Judicial Estoppel and Bekas's Claims
The court addressed the doctrine of judicial estoppel, which precluded Bekas from asserting that the transfer of shares was fraudulent after he had previously acknowledged the validity of the debt in other legal contexts. Bekas had claimed he was fraudulently induced to transfer the stock, but the court found that this claim was inconsistent with his earlier representations made in the context of other legal proceedings. The doctrine of judicial estoppel serves to prevent a party from adopting a contradictory position in subsequent litigation, particularly when a favorable outcome had been achieved in the earlier case. Since Bekas had previously maintained that Valiotis provided fair consideration for the stock, he could not later contradict this assertion without undermining the integrity of the judicial process. The court concluded that Bekas's current allegations were insufficient to raise a genuine issue of fact regarding the fairness of the transaction.

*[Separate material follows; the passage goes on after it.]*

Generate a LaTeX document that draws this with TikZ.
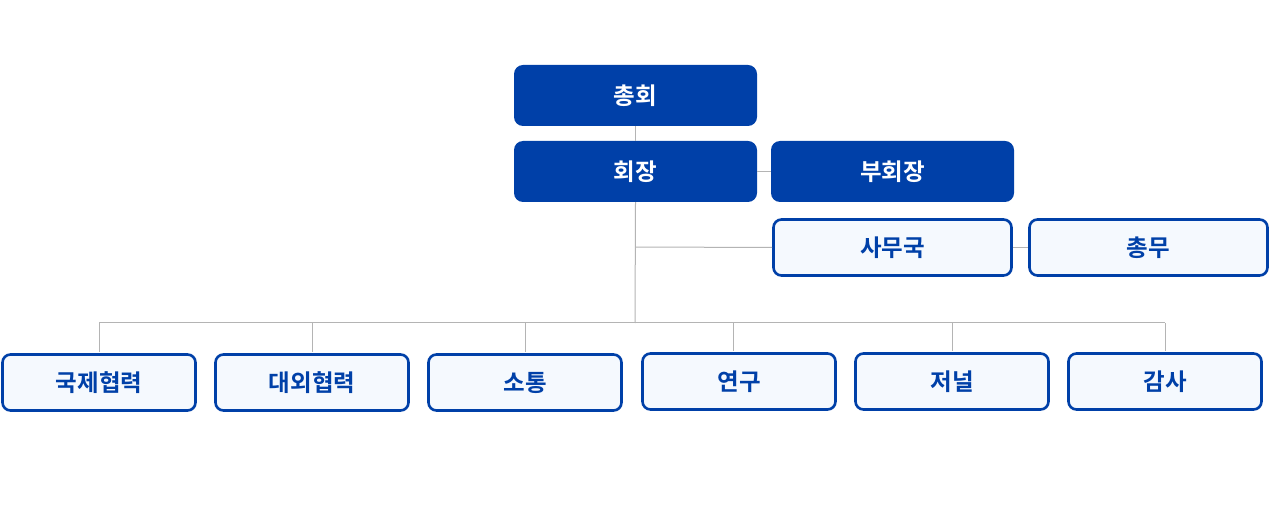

Failure to Meet the Burden of Proof
The court highlighted that both Zelouf and Bekas failed to meet the burden of proof necessary to challenge the validity of the stock transfer. Although they alleged that the transaction lacked fair consideration, they did not provide adequate evidence to support this claim. The court noted that the absence of fair consideration must be proven by a fair preponderance of the evidence, and the plaintiffs failed to meet this standard. Additionally, the court pointed out that claims of fraud must be substantiated by clear and convincing evidence, which was also lacking in this case. The court further stated that allegations that were "patently incredible" could not defeat a summary judgment motion. Consequently, the evidence presented by the defendants was sufficient to warrant a grant of summary judgment in their favor, dismissing the claims against them.
Conclusion of the Court
The Supreme Court of New York ultimately ruled in favor of the defendants, concluding that the stock transfer from Bekas to Valiotis was valid and not fraudulent. The court's reasoning rested on the principles of fair consideration and the acknowledgment of debt, as well as the application of judicial estoppel to Bekas's claims. It determined that the transfer satisfied an antecedent debt, which is recognized under the law as legitimate consideration, even in cases where the debtor is insolvent. The court dismissed the complaint brought by Zelouf International Corp. and denied their motion for summary judgment, granting the defendants' cross motion for summary judgment instead. As a result, the court reinforced the legal principle that transactions made to settle existing debts should not be easily challenged as fraudulent, provided they meet the criteria established by law.